In our equation, $$x^2 + 2(k-3)x + 9 = 0$$:
* $$a = 1$$ (the number with $$x^2$$)
* $$b = 2(k-3)$$ (the number with $$x$$)
* $$c = 9$$ (the constant number)

So, the discriminant is $$(2(k-3))^2 - 4(1)(9)$$
This simplifies to $$4(k-3)^2 - 36$$.
We set this to be greater than or equal to zero:
$$4(k-3)^2 - 36 \ge 0$$
Divide everything by 4:
$$(k-3)^2 - 9 \ge 0$$
$$(k-3)^2 \ge 9$$
This means that $$k-3$$ must be either 3 or more, or -3 or less.
So, $$k-3 \ge 3$$ (which means $$k \ge 6$$) OR $$k-3 \le -3$$ (which means $$k \le 0$$).
This is our first set of possibilities for $$k$$: $$k \le 0$$ or $$k \ge 6$$.

Second, think about the "middle" of the parabola. This is called the vertex. The x-coordinate of the vertex is exactly halfway between the two roots. If both roots are between -6 and 1, then the vertex must also be between -6 and 1.
The formula for the x-coordinate of the vertex is $$-b/(2a)$$.
For our equation, the vertex's x-coordinate is $$-(2(k-3))/(2(1))$$
This simplifies to $$-(k-3)$$ which is $$3-k$$.
So, we need $$-6 < 3-k < 1$$.
Let's solve this in two parts:
1. $$-6 < 3-k$$: Add $$k$$ to both sides and 6 to both sides: $$k < 9$$.
2. $$3-k < 1$$: Subtract 3 from both sides: $$-k < -2$$. Then multiply by -1 and flip the inequality sign: $$k > 2$$.
Combining these two, we get our second condition: $$2 < k < 9$$.

Third, because our parabola opens upwards, if its roots are between -6 and 1, it means the parabola must be "above" the x-axis at both x = -6 and x = 1. If it were below or touched the x-axis at these points, the roots wouldn't be strictly *inside* the interval.
So, we need to make sure that $$f(-6) > 0$$ and $$f(1) > 0$$.

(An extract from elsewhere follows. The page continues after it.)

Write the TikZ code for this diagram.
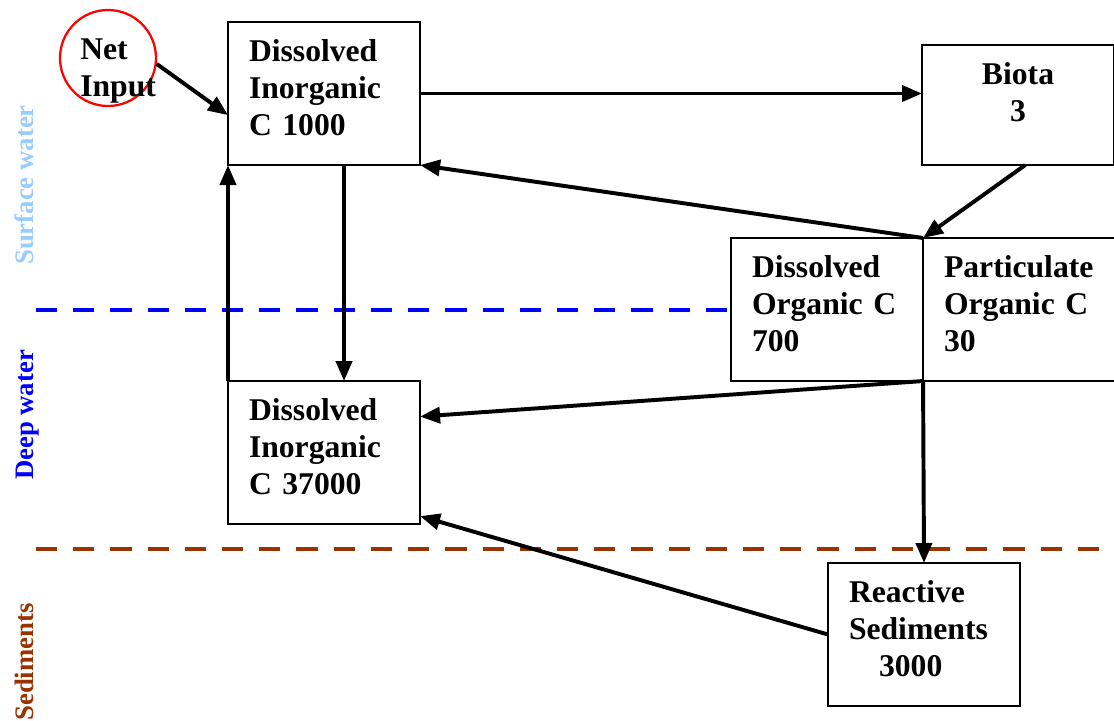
\documentclass[tikz,border=0pt]{standalone}
\usepackage{fontspec}
\setmainfont{Liberation Serif}
\usetikzlibrary{arrows.meta,shapes,positioning,calc}

\definecolor{surfblue}{HTML}{99CCFF}
\definecolor{deepblue}{HTML}{0000FF}
\definecolor{sedbrown}{HTML}{993300}

\tikzset{
    pool/.style={draw,line width=1.3pt,outer sep=0pt,inner xsep=0.525cm,inner ysep=0pt,
        text width=3.75cm,align=left,text height=0.975cm,text depth=2.6cm,
        font=\fontsize{22.5}{26.5}\selectfont\bfseries},% carbon pools
    inflow/.style={circle,draw=red,line width=1.6pt,minimum size=2.4cm,inner sep=0pt},
    tag/.style={inner sep=0pt,align=left,font=\fontsize{22.5}{26.5}\selectfont\bfseries},
    flux/.style={->,line width=2.8pt},
    layer/.style={line width=2.8pt,dash pattern=on 0.53cm off 0.4cm},
    zone/.style={rotate=90,anchor=base,font=\fontsize{19}{22}\selectfont\bfseries}
}

\begin{document}
\begin{tikzpicture}[x=0.025cm,y=-0.025cm,>={Triangle[length=0.5cm,width=0.4cm]}]
    \useasboundingbox (0,0) rectangle (1114,721);

    % layers
    \node [zone,text=surfblue] (surf) at (33,185) {Surface water};
    \node [zone,text=deepblue] (deep) at (33,415) {Deep water};
    \node [zone,text=sedbrown] (sed) at (33,662) {Sediments};

    % pools
    \node [pool,anchor=north west] (dics) at (228,22) {Dissolved\\Inorganic\\C 1000};
    \node [pool,anchor=north west,align=center,text depth=2.025cm] (biota) at (922,45) {Biota\\3};
    \node [pool,anchor=north west] (doc) at (731,238) {Dissolved\\Organic C\\700};
    \node [pool] (poc) [right=0pt of doc] {Particulate\\Organic C\\30};
    \node [pool] (dicd) [below=5.4cm of dics] {Dissolved\\Inorganic\\C 37000};
    \node [pool,anchor=north west] (rs) at (828,563) {Reactive\\Sediments\\\hspace*{0.95em}3000};

    \coordinate (dl) at (36,310);
    \coordinate (sl) at (36,549);
    \coordinate (sr) at (1114,549);
    \draw [layer,deepblue] (dl) -- (dl -| doc.west);
    \draw [layer,sedbrown] (sl) -- (sr);

    \node [inflow] (net) at (108,58) {};
    \node [tag,anchor=west] (nettext) at (80,71) {Net\\Input};

    % fluxes
    \draw [flux] (net.-7) -- ([yshift=-0.54cm]dics.west);
    \draw [flux] (dics.east) -- (dics.east -| biota.west);
    \draw [flux] ([xshift=0.18cm]biota.south) -- (poc.north west);
    \draw [flux] (poc.north west) -- (dics.south east);
    \draw [flux] ([xshift=0.5cm]dics.south) -- ([xshift=0.5cm]dicd.north);
    \draw [flux] (dicd.north west) -- (dics.south west);
    \draw [flux] (poc.south west) -- ([yshift=0.9cm]dicd.east);
    \draw [flux] (poc.south west) -- (rs.north);
    \draw [flux] (rs.west) -- ([yshift=0.2cm]dicd.south east);

\end{tikzpicture}
\end{document}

Let's calculate $$f(-6)$$:
$$f(-6) = (-6)^2 + 2(k-3)(-6) + 9$$
$$= 36 - 12(k-3) + 9$$
$$= 36 - 12k + 36 + 9$$
$$= 81 - 12k$$
We need $$81 - 12k > 0$$
$$81 > 12k$$
Divide by 12: $$k < 81/12$$, which simplifies to $$k < 27/4$$. (As a decimal, this is $$k < 6.75$$). This is our third condition.

Now, let's calculate $$f(1)$$:
$$f(1) = (1)^2 + 2(k-3)(1) + 9$$
$$= 1 + 2k - 6 + 9$$
$$= 2k + 4$$
We need $$2k + 4 > 0$$
$$2k > -4$$
Divide by 2: $$k > -2$$. This is our fourth condition.

Finally, we need to find the values of $$k$$ that satisfy *all* four conditions at the same time:
1. $$k \le 0$$ or $$k \ge 6$$
2. $$2 < k < 9$$
3. $$k < 27/4$$ (or $$k < 6.75$$)
4. $$k > -2$$

Let's combine the last three conditions first:
From $$k > -2$$, $$2 < k < 9$$, and $$k < 6.75$$, the overlapping range is $$2 < k < 6.75$$. (Because $$k>2$$ is stricter than $$k>-2$$, and $$k<6.75$$ is stricter than $$k<9$$).

Now, we combine this new range ($$2 < k < 6.75$$) with our first condition ($$k \le 0$$ or $$k \ge 6$$).
* Does $$2 < k < 6.75$$ overlap with $$k \le 0$$? No, because all values in the first range are greater than 2.
* Does $$2 < k < 6.75$$ overlap with $$k \ge 6$$? Yes! We need numbers that are both greater than or equal to 6 AND less than 6.75.
This gives us the interval $$6 \le k < 6.75$$.
Since $$6.75$$ is $$27/4$$, our final answer is $$6 \le k < \frac{27}{4}$$.